**THE PROBLEM:**
Among the entries that follow, the required portion opens with the line containing "Rebuild this chart" and closes with the line containing "const yTicks = [0, 10, 20, 30, 40, 50];". Give that portion again exactly, and nothing else.

**DATA FOR THE TASK:**
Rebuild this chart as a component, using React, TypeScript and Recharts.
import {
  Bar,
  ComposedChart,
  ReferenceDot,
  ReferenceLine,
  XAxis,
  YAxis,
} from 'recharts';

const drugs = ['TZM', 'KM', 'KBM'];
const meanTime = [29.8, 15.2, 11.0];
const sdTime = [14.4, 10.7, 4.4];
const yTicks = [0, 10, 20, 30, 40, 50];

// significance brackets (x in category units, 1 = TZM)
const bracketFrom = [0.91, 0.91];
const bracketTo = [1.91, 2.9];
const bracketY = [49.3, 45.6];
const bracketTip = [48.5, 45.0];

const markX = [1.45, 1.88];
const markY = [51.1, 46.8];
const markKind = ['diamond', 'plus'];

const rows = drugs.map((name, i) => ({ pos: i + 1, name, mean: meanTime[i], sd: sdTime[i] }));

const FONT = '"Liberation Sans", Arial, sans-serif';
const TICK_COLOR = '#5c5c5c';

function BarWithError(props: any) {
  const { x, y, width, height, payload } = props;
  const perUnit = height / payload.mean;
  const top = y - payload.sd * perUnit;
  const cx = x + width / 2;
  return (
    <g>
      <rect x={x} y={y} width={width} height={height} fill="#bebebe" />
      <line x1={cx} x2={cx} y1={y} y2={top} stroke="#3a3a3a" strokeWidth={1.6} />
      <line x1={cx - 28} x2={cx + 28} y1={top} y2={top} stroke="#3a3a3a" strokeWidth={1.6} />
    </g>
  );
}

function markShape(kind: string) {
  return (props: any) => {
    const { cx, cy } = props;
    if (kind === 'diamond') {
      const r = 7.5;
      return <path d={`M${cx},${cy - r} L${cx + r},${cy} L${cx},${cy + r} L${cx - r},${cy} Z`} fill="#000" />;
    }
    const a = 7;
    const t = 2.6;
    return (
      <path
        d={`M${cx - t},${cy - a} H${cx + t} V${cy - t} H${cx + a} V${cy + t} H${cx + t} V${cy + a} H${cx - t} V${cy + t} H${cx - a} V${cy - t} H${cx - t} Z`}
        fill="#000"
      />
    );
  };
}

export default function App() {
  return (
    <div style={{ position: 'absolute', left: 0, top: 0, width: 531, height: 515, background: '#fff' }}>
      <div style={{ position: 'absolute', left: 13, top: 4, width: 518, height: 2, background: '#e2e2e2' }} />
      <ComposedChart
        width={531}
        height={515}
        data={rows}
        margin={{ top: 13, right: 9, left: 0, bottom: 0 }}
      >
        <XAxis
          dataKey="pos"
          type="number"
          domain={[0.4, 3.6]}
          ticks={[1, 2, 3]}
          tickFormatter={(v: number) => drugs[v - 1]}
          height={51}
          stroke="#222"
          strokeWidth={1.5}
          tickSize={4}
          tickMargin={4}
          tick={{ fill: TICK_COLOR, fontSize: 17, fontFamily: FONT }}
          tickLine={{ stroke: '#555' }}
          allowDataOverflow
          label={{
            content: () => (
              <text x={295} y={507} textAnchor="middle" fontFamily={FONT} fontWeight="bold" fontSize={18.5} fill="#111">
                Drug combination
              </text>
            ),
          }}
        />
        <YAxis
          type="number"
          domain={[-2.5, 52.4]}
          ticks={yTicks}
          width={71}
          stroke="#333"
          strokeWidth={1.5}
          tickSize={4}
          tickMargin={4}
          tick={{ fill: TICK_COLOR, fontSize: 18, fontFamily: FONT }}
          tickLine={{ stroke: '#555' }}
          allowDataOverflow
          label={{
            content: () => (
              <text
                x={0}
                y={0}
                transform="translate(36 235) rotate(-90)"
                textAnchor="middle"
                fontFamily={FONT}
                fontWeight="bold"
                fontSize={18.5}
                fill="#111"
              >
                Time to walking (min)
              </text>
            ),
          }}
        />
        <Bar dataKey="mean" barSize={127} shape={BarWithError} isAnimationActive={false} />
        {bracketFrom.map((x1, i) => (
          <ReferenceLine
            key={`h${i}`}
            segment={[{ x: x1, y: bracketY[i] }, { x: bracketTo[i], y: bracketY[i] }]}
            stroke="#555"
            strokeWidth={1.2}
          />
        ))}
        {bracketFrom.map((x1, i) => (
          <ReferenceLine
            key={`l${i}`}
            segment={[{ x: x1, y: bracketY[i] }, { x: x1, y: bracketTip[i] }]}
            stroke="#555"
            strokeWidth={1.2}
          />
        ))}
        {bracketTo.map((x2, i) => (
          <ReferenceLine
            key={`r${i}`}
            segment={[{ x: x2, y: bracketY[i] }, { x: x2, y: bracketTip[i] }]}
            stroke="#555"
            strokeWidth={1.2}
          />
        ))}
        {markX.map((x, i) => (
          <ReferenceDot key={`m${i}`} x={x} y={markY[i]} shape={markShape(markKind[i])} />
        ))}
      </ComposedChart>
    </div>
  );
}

* * *

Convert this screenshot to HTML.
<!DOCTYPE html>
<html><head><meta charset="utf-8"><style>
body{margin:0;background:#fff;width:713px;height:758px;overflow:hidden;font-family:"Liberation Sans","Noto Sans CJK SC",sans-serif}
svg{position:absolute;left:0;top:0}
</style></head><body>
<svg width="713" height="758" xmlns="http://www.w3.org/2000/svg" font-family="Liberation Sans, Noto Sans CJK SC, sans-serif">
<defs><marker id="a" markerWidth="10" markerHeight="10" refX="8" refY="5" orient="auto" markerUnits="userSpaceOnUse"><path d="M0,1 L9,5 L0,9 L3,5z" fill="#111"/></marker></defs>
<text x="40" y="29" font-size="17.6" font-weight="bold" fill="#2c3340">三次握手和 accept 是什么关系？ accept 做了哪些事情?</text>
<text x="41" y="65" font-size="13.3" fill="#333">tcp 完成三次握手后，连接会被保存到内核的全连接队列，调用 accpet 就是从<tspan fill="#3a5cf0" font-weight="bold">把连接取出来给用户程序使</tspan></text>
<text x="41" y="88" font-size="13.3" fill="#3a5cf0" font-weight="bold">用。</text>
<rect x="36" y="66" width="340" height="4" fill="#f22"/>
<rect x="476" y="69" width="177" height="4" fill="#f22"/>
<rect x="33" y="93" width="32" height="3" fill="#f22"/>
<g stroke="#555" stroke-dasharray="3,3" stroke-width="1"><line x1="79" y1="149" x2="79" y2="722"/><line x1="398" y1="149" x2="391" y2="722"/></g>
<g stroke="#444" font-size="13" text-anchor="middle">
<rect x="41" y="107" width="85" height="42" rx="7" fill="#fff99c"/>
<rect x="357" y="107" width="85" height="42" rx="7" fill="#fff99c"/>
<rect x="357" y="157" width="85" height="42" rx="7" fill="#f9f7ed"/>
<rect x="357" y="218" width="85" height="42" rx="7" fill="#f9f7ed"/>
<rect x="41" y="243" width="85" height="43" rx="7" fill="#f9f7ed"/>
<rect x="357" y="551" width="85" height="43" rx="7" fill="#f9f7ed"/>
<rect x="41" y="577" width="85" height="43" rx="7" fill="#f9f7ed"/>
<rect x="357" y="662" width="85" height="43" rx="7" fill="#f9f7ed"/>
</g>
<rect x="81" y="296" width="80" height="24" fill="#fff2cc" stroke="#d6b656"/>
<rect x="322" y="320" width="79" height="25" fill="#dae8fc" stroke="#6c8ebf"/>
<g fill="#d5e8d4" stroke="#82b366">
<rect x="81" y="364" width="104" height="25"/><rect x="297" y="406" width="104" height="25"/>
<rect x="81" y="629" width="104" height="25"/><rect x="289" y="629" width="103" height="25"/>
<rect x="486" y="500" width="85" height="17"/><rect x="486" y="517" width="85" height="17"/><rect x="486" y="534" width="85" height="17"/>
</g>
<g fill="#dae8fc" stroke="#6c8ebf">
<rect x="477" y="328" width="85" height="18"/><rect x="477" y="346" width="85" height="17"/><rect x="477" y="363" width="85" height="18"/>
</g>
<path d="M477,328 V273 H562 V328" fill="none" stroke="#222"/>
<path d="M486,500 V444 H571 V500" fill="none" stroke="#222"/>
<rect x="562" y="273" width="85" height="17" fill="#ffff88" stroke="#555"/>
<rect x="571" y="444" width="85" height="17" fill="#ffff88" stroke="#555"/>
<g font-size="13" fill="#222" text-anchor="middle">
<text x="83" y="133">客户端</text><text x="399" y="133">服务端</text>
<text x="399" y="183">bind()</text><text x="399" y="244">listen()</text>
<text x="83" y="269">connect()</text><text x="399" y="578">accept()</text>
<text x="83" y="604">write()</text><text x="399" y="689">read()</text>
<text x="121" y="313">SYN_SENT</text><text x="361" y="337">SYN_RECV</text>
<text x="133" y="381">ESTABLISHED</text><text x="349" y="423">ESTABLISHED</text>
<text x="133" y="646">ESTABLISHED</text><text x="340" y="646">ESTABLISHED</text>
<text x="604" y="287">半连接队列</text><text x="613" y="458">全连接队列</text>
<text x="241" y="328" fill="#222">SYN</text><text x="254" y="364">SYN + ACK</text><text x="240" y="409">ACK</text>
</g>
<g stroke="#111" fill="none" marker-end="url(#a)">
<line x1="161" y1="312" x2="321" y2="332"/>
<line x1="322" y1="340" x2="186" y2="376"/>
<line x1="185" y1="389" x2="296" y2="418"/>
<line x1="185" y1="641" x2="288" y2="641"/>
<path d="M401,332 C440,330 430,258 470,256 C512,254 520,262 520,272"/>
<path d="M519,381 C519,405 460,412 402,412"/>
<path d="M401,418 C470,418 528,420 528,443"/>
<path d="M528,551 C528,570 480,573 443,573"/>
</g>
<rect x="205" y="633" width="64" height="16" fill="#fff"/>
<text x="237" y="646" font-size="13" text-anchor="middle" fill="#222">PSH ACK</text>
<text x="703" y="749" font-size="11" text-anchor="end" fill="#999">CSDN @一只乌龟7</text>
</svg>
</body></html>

**RESPONSE FOR THIS EXERCISE:**
Rebuild this chart as a component, using React, TypeScript and Recharts.
import {
  Bar,
  ComposedChart,
  ReferenceDot,
  ReferenceLine,
  XAxis,
  YAxis,
} from 'recharts';

const drugs = ['TZM', 'KM', 'KBM'];
const meanTime = [29.8, 15.2, 11.0];
const sdTime = [14.4, 10.7, 4.4];
const yTicks = [0, 10, 20, 30, 40, 50];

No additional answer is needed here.